**What needs to be done:** Your task is to transcribe all of the data below exactly, omitting the images.

**Collected data:**
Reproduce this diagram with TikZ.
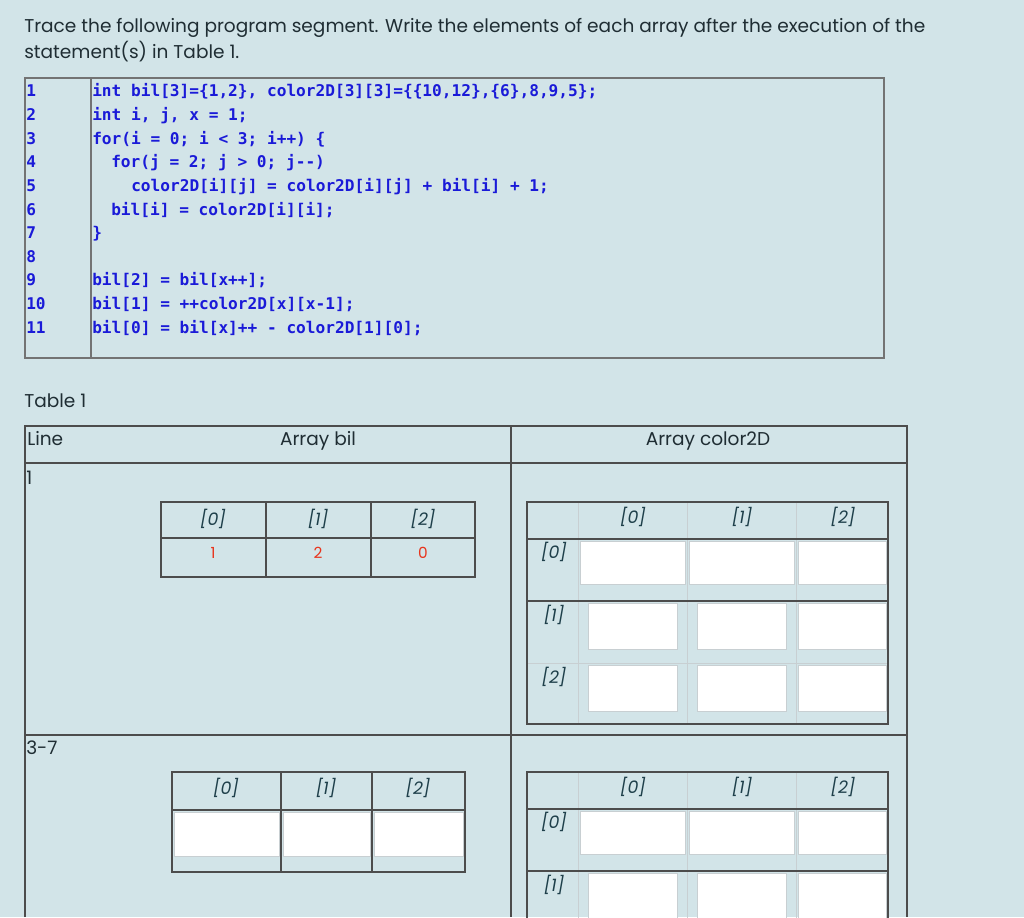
\documentclass[tikz,border=0pt]{standalone}
\usepackage{fontspec}
\setmainfont{Poppins}
\newfontfamily\codefont{DejaVu Sans Mono}
\definecolor{bg}{HTML}{D2E4E8}
\definecolor{codeblue}{HTML}{1A1AD8}
\definecolor{txt}{HTML}{1F2D33}
\definecolor{idx}{HTML}{1E3F4A}
\definecolor{redv}{HTML}{E8341C}
\definecolor{gline}{HTML}{C8CFD2}
\begin{document}
\begin{tikzpicture}[x=0.75pt,y=-0.75pt,
  title/.style={anchor=base west,inner sep=0,font=\fontsize{13.9}{15}\selectfont,text=txt},
  code/.style={anchor=base west,inner sep=0,font=\codefont\bfseries\fontsize{12.1}{13}\selectfont,text=codeblue},
  ix/.style={inner sep=0,font=\itshape\fontsize{13}{14}\selectfont,text=idx},
  val/.style={inner sep=0,font=\fontsize{11.5}{13}\selectfont,text=redv},
  frame/.style={draw=black!70,line width=0.8pt},
  thin/.style={draw=gline,line width=0.6pt},
  wbox/.style={fill=white,draw=gline,line width=0.6pt}]
\fill[bg] (0,0) rectangle (1024,917);
\useasboundingbox (0,0) rectangle (1024,917);
\node[title] (t1) at (24,33) {Trace the following program segment. Write the elements of each array after the execution of the};
\node[title] (t2) at (24,59) {statement(s) in Table 1.};
% code box
\draw[draw=black!55,line width=0.8pt] (25,78) rectangle (884,358);
\draw[draw=black!55,line width=0.8pt] (91,78) -- (91,358);
\foreach \n [count=\k] in {1,...,11}{
  \node[code] (ln\k) at (26,{97+(\k-1)*23.6}) {\n};
}
\node[code] (c1) at (92,97) {int bil[3]=\{1,2\}, color2D[3][3]=\{\{10,12\},\{6\},8,9,5\};};
\node[code] (c2) at (92,120.6) {int i, j, x = 1;};
\node[code] (c3) at (92,144.2) {for(i = 0; i < 3; i++) \{};
\node[code] (c4) at (111,167.8) {for(j = 2; j > 0; j--)};
\node[code] (c5) at (131,191.4) {color2D[i][j] = color2D[i][j] + bil[i] + 1;};
\node[code] (c6) at (111,215) {bil[i] = color2D[i][i];};
\node[code] (c7) at (92,238.6) {\}};
\node[code] (c9) at (92,285.8) {bil[2] = bil[x++];};
\node[code] (c10) at (92,309.4) {bil[1] = ++color2D[x][x-1];};
\node[code] (c11) at (92,333) {bil[0] = bil[x]++ - color2D[1][0];};
\node[title] (tab) at (24,407) {Table 1};
% main table
\draw[frame] (25,917) -- (25,426) -- (907,426) -- (907,917);
\draw[frame] (25,463) -- (907,463);
\draw[frame] (25,735) -- (907,735);
\draw[frame] (511,426) -- (511,917);
\node[title] (hl) at (27,445) {Line};
\node[title,anchor=base] (hb) at (318,445) {Array bil};
\node[title,anchor=base] (hc) at (708,445) {Array color2D};
\node[title] (r1) at (26,484) {1};
\node[title] (r2) at (26,754) {3-7};
% bil table row 1
\draw[frame] (161,502) rectangle (475,577);
\draw[frame] (161,538) -- (475,538);
\foreach \a in {266,371}{\draw[frame] (\a,502) -- (\a,577);}
\node[ix] (b0) at (213,519) {[0]};
\node[ix] (b1) at (318,519) {[1]};
\node[ix] (b2) at (423,519) {[2]};
\node[val] (v0) at (213,553) {1};
\node[val] (v1) at (318,553) {2};
\node[val] (v2) at (423,553) {0};
\foreach \top in {502,772}{
  \begin{scope}[shift={(0,\top-502)}]
  \draw[thin] (578,502) -- (578,724);
  \draw[thin] (687,502) -- (687,724);
  \draw[thin] (796,502) -- (796,724);
  \draw[thin] (527,663) -- (888,663);
  \draw[draw=black!70,line width=0.8pt] (527,539) -- (888,539);
  \draw[draw=black!70,line width=0.8pt] (527,601) -- (888,601);
  \draw[wbox] (580,541) rectangle (685,584);
  \draw[wbox] (689,541) rectangle (794,584);
  \draw[wbox] (798,541) rectangle (886,584);
  \foreach \yy in {603,665}{
    \draw[wbox] (588,\yy) rectangle (677,\yy+46);
    \draw[wbox] (697,\yy) rectangle (786,\yy+46);
    \draw[wbox] (798,\yy) rectangle (886,\yy+46);
  }
  \draw[frame] (527,724) -- (527,502) -- (888,502) -- (888,724) -- cycle;
  \end{scope}
}
\node[ix] (cc0) at (633,517) {[0]};
\node[ix] (cc1) at (742,517) {[1]};
\node[ix] (cc2) at (843,517) {[2]};
\node[ix] (cr0) at (554,552) {[0]};
\node[ix] (cr1) at (554,615) {[1]};
\node[ix] (cr2) at (554,677) {[2]};
\node[ix] (dc0) at (633,787) {[0]};
\node[ix] (dc1) at (742,787) {[1]};
\node[ix] (dc2) at (843,787) {[2]};
\node[ix] (dr0) at (554,822) {[0]};
\node[ix] (dr1) at (554,885) {[1]};
% bil table row 2
\draw[frame] (172,772) rectangle (465,872);
\draw[frame] (172,810) -- (465,810);
\draw[frame] (281,772) -- (281,872);
\draw[frame] (372,772) -- (372,872);
\draw[wbox] (174,812) rectangle (279,856);
\draw[wbox] (283,812) rectangle (370,856);
\draw[wbox] (374,812) rectangle (463,856);
\node[ix] (e0) at (226,788) {[0]};
\node[ix] (e1) at (326,788) {[1]};
\node[ix] (e2) at (418,788) {[2]};
\end{tikzpicture}
\end{document}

**Answer in full:**
Reproduce this diagram with TikZ.
\documentclass[tikz,border=0pt]{standalone}
\usepackage{fontspec}
\setmainfont{Poppins}
\newfontfamily\codefont{DejaVu Sans Mono}
\definecolor{bg}{HTML}{D2E4E8}
\definecolor{codeblue}{HTML}{1A1AD8}
\definecolor{txt}{HTML}{1F2D33}
\definecolor{idx}{HTML}{1E3F4A}
\definecolor{redv}{HTML}{E8341C}
\definecolor{gline}{HTML}{C8CFD2}
\begin{document}
\begin{tikzpicture}[x=0.75pt,y=-0.75pt,
  title/.style={anchor=base west,inner sep=0,font=\fontsize{13.9}{15}\selectfont,text=txt},
  code/.style={anchor=base west,inner sep=0,font=\codefont\bfseries\fontsize{12.1}{13}\selectfont,text=codeblue},
  ix/.style={inner sep=0,font=\itshape\fontsize{13}{14}\selectfont,text=idx},
  val/.style={inner sep=0,font=\fontsize{11.5}{13}\selectfont,text=redv},
  frame/.style={draw=black!70,line width=0.8pt},
  thin/.style={draw=gline,line width=0.6pt},
  wbox/.style={fill=white,draw=gline,line width=0.6pt}]
\fill[bg] (0,0) rectangle (1024,917);
\useasboundingbox (0,0) rectangle (1024,917);
\node[title] (t1) at (24,33) {Trace the following program segment. Write the elements of each array after the execution of the};
\node[title] (t2) at (24,59) {statement(s) in Table 1.};
% code box
\draw[draw=black!55,line width=0.8pt] (25,78) rectangle (884,358);
\draw[draw=black!55,line width=0.8pt] (91,78) -- (91,358);
\foreach \n [count=\k] in {1,...,11}{
  \node[code] (ln\k) at (26,{97+(\k-1)*23.6}) {\n};
}
\node[code] (c1) at (92,97) {int bil[3]=\{1,2\}, color2D[3][3]=\{\{10,12\},\{6\},8,9,5\};};
\node[code] (c2) at (92,120.6) {int i, j, x = 1;};
\node[code] (c3) at (92,144.2) {for(i = 0; i < 3; i++) \{};
\node[code] (c4) at (111,167.8) {for(j = 2; j > 0; j--)};
\node[code] (c5) at (131,191.4) {color2D[i][j] = color2D[i][j] + bil[i] + 1;};
\node[code] (c6) at (111,215) {bil[i] = color2D[i][i];};
\node[code] (c7) at (92,238.6) {\}};
\node[code] (c9) at (92,285.8) {bil[2] = bil[x++];};
\node[code] (c10) at (92,309.4) {bil[1] = ++color2D[x][x-1];};
\node[code] (c11) at (92,333) {bil[0] = bil[x]++ - color2D[1][0];};
\node[title] (tab) at (24,407) {Table 1};
% main table
\draw[frame] (25,917) -- (25,426) -- (907,426) -- (907,917);
\draw[frame] (25,463) -- (907,463);
\draw[frame] (25,735) -- (907,735);
\draw[frame] (511,426) -- (511,917);
\node[title] (hl) at (27,445) {Line};
\node[title,anchor=base] (hb) at (318,445) {Array bil};
\node[title,anchor=base] (hc) at (708,445) {Array color2D};
\node[title] (r1) at (26,484) {1};
\node[title] (r2) at (26,754) {3-7};
% bil table row 1
\draw[frame] (161,502) rectangle (475,577);
\draw[frame] (161,538) -- (475,538);
\foreach \a in {266,371}{\draw[frame] (\a,502) -- (\a,577);}
\node[ix] (b0) at (213,519) {[0]};
\node[ix] (b1) at (318,519) {[1]};
\node[ix] (b2) at (423,519) {[2]};
\node[val] (v0) at (213,553) {1};
\node[val] (v1) at (318,553) {2};
\node[val] (v2) at (423,553) {0};
\foreach \top in {502,772}{
  \begin{scope}[shift={(0,\top-502)}]
  \draw[thin] (578,502) -- (578,724);
  \draw[thin] (687,502) -- (687,724);
  \draw[thin] (796,502) -- (796,724);
  \draw[thin] (527,663) -- (888,663);
  \draw[draw=black!70,line width=0.8pt] (527,539) -- (888,539);
  \draw[draw=black!70,line width=0.8pt] (527,601) -- (888,601);
  \draw[wbox] (580,541) rectangle (685,584);
  \draw[wbox] (689,541) rectangle (794,584);
  \draw[wbox] (798,541) rectangle (886,584);
  \foreach \yy in {603,665}{
    \draw[wbox] (588,\yy) rectangle (677,\yy+46);
    \draw[wbox] (697,\yy) rectangle (786,\yy+46);
    \draw[wbox] (798,\yy) rectangle (886,\yy+46);
  }
  \draw[frame] (527,724) -- (527,502) -- (888,502) -- (888,724) -- cycle;
  \end{scope}
}
\node[ix] (cc0) at (633,517) {[0]};
\node[ix] (cc1) at (742,517) {[1]};
\node[ix] (cc2) at (843,517) {[2]};
\node[ix] (cr0) at (554,552) {[0]};
\node[ix] (cr1) at (554,615) {[1]};
\node[ix] (cr2) at (554,677) {[2]};
\node[ix] (dc0) at (633,787) {[0]};
\node[ix] (dc1) at (742,787) {[1]};
\node[ix] (dc2) at (843,787) {[2]};
\node[ix] (dr0) at (554,822) {[0]};
\node[ix] (dr1) at (554,885) {[1]};
% bil table row 2
\draw[frame] (172,772) rectangle (465,872);
\draw[frame] (172,810) -- (465,810);
\draw[frame] (281,772) -- (281,872);
\draw[frame] (372,772) -- (372,872);
\draw[wbox] (174,812) rectangle (279,856);
\draw[wbox] (283,812) rectangle (370,856);
\draw[wbox] (374,812) rectangle (463,856);
\node[ix] (e0) at (226,788) {[0]};
\node[ix] (e1) at (326,788) {[1]};
\node[ix] (e2) at (418,788) {[2]};
\end{tikzpicture}
\end{document}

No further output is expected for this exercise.